CONTENT WARNINGS: In this conversation, Jens and Lenh talk about experiences with inaccessibility, being restricted by the people around you (conservative/religious environment), forced self-identification, consent in art and activism and an autism diagnosis.
The pictures featured on pages 3 and 4 contain nonsexual nudity and (partially reclaimed) homophobic slurs.
Jens
february 2020
@jenshols
I’m Jens and I’m 19 years old. I go by any pronouns, whichever you prefer… I identify as queer, also tomorrow I’m maybe, maybe not, getting my ASD-diagnosis; we’ll see what it ends up being, but I’ll have a discussion about it tomorrow, it will be very nice to be able to focus and have something clear to work on.
I just got diagnosed today. Not to devalue self-diagnosis at all, I think it is very important to acknowledge that healthcare is a privilege. However, I experience a certain context now, where I feel like this is of value to me personally.
Jens when they received their ASD-diagnosis a little after this conversation
I study Fine Arts and I do whatever I feel like.
Lenh: How do you go about that, about whatever you feel like?
I can be so caught up in wanting to make these big dramatic statements and wanting to achieve something very clear and visible, but I feel you can only achieve that when you agree with yourself and are in touch with yourself.
So, I work in a way where, when I experience a feeling, I try to make space for it and discuss it with myself first, with the people around me, and it doesn’t always go smoothly but in that way you figure out eventually a way to work that is very fluid, and there’s no clear answer as to what you can do or what you can achieve, it changes up, and I think that is very important to be aware of.
L: It sounds like that demands a lot of flexibility from you, how do you do that in practice? Because there are always so many things that limit our flexibility, like school, work, finances, family…
Goalsetting, you set a goal. So, I have my financial plan that I work on, to make sure that I have money. Money comes in from whatever projects I’m doing, so that’s very valuable. But when it comes to those projects, it’s about planning in time to work on that, to work on professional projects, planning in time to work on personal progress, on my art, so allowing time to reflect, meditate, mindfulness etc. … So, yeah, being goal-focussed and planning and being aware that that can change up every once in a while.
Oh, and when it comes to family and stuff, my parents share a similar attitude with me, so… they are very much the same mentality. My mum just changed her job, and she just turned 50, so they always set the example of ‘you can do whatever you want to, whatever you feel like, be aware that it comes from a place of privilege but also let that be a motivation’. It’s very privileged to have all these opportunities, but don’t grab them, and also speak out about unfairness in the world. So, I try also be socially engaged in that sense.

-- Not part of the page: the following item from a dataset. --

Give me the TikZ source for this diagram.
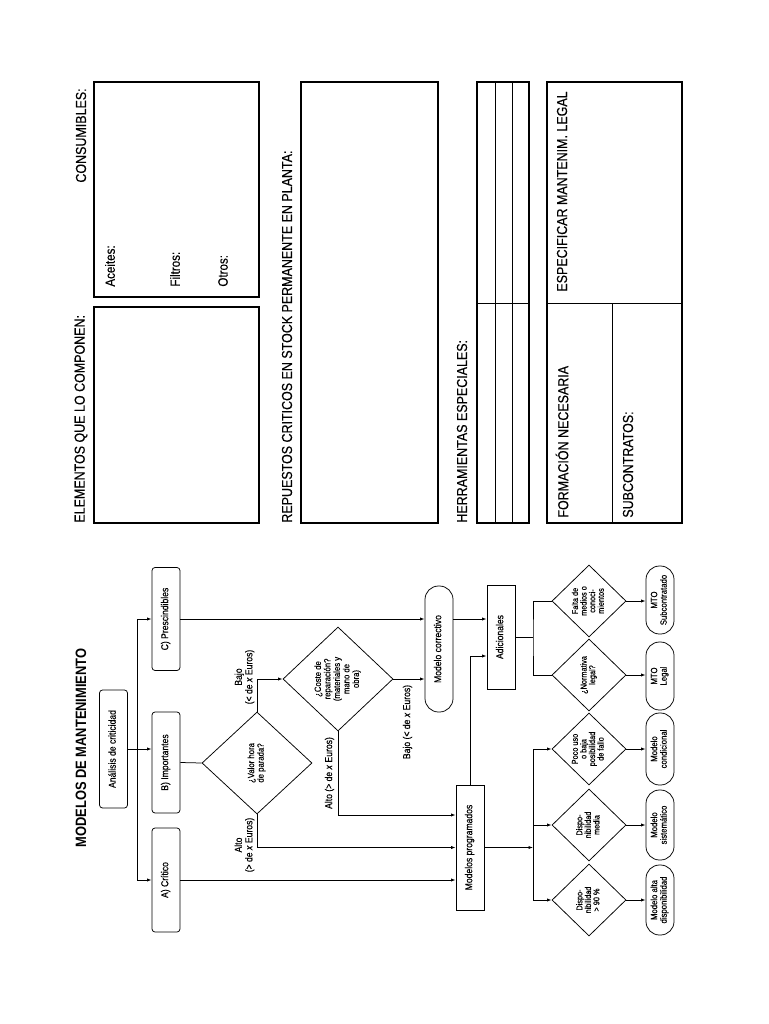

“It’s very privileged to have all these opportunities, but don’t grab them, and also speak out about unfairness in the world. So, I try also be socially engaged in that sense.”

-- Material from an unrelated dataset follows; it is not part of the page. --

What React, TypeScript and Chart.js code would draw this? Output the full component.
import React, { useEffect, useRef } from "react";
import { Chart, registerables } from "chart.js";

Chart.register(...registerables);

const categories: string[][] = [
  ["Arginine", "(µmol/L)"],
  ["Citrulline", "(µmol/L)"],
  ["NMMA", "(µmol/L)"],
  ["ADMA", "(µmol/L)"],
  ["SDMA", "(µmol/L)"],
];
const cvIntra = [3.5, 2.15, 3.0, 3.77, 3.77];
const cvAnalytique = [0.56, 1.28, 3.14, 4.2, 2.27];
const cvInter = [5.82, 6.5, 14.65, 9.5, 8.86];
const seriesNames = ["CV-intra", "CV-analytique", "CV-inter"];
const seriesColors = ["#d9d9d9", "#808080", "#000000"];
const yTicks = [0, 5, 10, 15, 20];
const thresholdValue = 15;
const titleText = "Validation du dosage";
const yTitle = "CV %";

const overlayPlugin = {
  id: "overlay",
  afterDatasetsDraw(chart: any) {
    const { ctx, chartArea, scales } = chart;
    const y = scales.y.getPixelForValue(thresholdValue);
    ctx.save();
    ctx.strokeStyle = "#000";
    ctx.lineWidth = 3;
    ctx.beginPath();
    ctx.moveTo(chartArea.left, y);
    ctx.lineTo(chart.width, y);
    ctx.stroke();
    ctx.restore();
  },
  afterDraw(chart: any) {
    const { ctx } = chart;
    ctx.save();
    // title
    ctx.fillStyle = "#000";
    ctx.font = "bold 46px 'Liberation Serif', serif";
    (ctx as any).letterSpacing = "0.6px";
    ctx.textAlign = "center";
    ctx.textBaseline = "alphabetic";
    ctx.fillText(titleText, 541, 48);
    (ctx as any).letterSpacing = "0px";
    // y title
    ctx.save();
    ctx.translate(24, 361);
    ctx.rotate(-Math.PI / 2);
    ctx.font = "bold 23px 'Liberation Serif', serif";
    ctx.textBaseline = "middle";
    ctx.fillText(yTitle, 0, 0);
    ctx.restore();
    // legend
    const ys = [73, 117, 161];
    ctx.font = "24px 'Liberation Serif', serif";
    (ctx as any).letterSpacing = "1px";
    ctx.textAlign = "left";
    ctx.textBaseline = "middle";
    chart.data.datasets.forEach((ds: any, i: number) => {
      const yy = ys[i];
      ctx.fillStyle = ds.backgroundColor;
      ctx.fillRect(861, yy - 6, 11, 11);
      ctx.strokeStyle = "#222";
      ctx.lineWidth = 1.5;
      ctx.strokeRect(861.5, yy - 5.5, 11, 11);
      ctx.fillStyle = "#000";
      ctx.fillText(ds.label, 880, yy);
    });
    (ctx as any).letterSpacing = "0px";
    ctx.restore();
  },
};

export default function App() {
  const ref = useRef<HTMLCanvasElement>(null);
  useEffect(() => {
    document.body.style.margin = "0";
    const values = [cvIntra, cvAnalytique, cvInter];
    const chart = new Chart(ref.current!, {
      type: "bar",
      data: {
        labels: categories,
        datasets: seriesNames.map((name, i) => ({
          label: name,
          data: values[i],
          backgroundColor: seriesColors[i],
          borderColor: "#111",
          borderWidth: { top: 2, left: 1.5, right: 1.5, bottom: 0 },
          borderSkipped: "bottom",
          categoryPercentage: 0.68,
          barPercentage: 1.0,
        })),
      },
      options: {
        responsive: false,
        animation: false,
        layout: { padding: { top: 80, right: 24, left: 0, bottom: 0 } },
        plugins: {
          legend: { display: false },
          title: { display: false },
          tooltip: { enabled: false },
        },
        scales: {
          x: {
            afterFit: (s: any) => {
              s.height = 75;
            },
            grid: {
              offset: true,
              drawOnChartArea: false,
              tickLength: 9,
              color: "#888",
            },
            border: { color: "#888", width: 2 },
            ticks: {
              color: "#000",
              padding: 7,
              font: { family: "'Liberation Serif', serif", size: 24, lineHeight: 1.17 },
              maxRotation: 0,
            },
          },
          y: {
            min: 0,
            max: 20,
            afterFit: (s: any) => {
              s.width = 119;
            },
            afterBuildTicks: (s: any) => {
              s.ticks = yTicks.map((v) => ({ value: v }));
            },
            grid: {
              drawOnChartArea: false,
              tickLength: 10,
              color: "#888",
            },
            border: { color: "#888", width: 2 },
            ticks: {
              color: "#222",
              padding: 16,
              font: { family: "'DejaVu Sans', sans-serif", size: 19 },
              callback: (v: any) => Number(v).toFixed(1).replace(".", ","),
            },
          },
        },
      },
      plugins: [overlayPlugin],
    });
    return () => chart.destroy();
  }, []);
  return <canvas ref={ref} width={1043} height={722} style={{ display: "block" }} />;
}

And also thinking more about my mother, she was never very politically engaged per se, but she always stood for everyone getting an equal opportunity, giving everyone space and allowing them space but also space for yourself, because you can’t offer something if you don’t have the space yourself.
So in that sense I feel like the art and the projects I do aren’t per se politically engaged, but I feel like my presence can already be like a lot, and since I like to speak up about that, I feel like I still create a space in that sense, because I would not want to work with someone who doesn’t offer that space.
L: What you mean when you say that your presence is already a lot?
My presence is queer, and possibly on the autistic spectrum, and by being in touch with that and accepting yourself with that, and loving yourself for that and showing that to the world, you already invade what would traditionally be a white, cis, heterosexual space. Toning down my presence would also be systematically working against myself and I’m just not in for that. So, by being somewhere and being aware of it, I create a space already.
A great example would be interviews like this, where I feel like it’s important, and although I’m not doing anything explicitly tied to activism right now, there’s a certain presence in that way.
L: Could you talk a little about how concretely you do that in your art or in your projects?
“My being in the world influences the way others think and perceive maybe the world around them.”
So, I switched from the Teacher’s Department to the Fine Arts Department at the start of this year, to Fine Arts and Design in Education, and for my entrance letter, I needed to write why I wanted to switch. What I know is that I want to work on personal progress; my being in the world influences the way others think and perceive maybe the world around them, because that is the purpose of art, it communicates…
But for my entrance letter actually I wrote about the idea of safe spaces for autistic people, about sound levels and how we can work on bettering those spaces. Yeah, I think that’s a very clear example, where – tying it to me personal progress – I felt it was important to discuss safe spaces.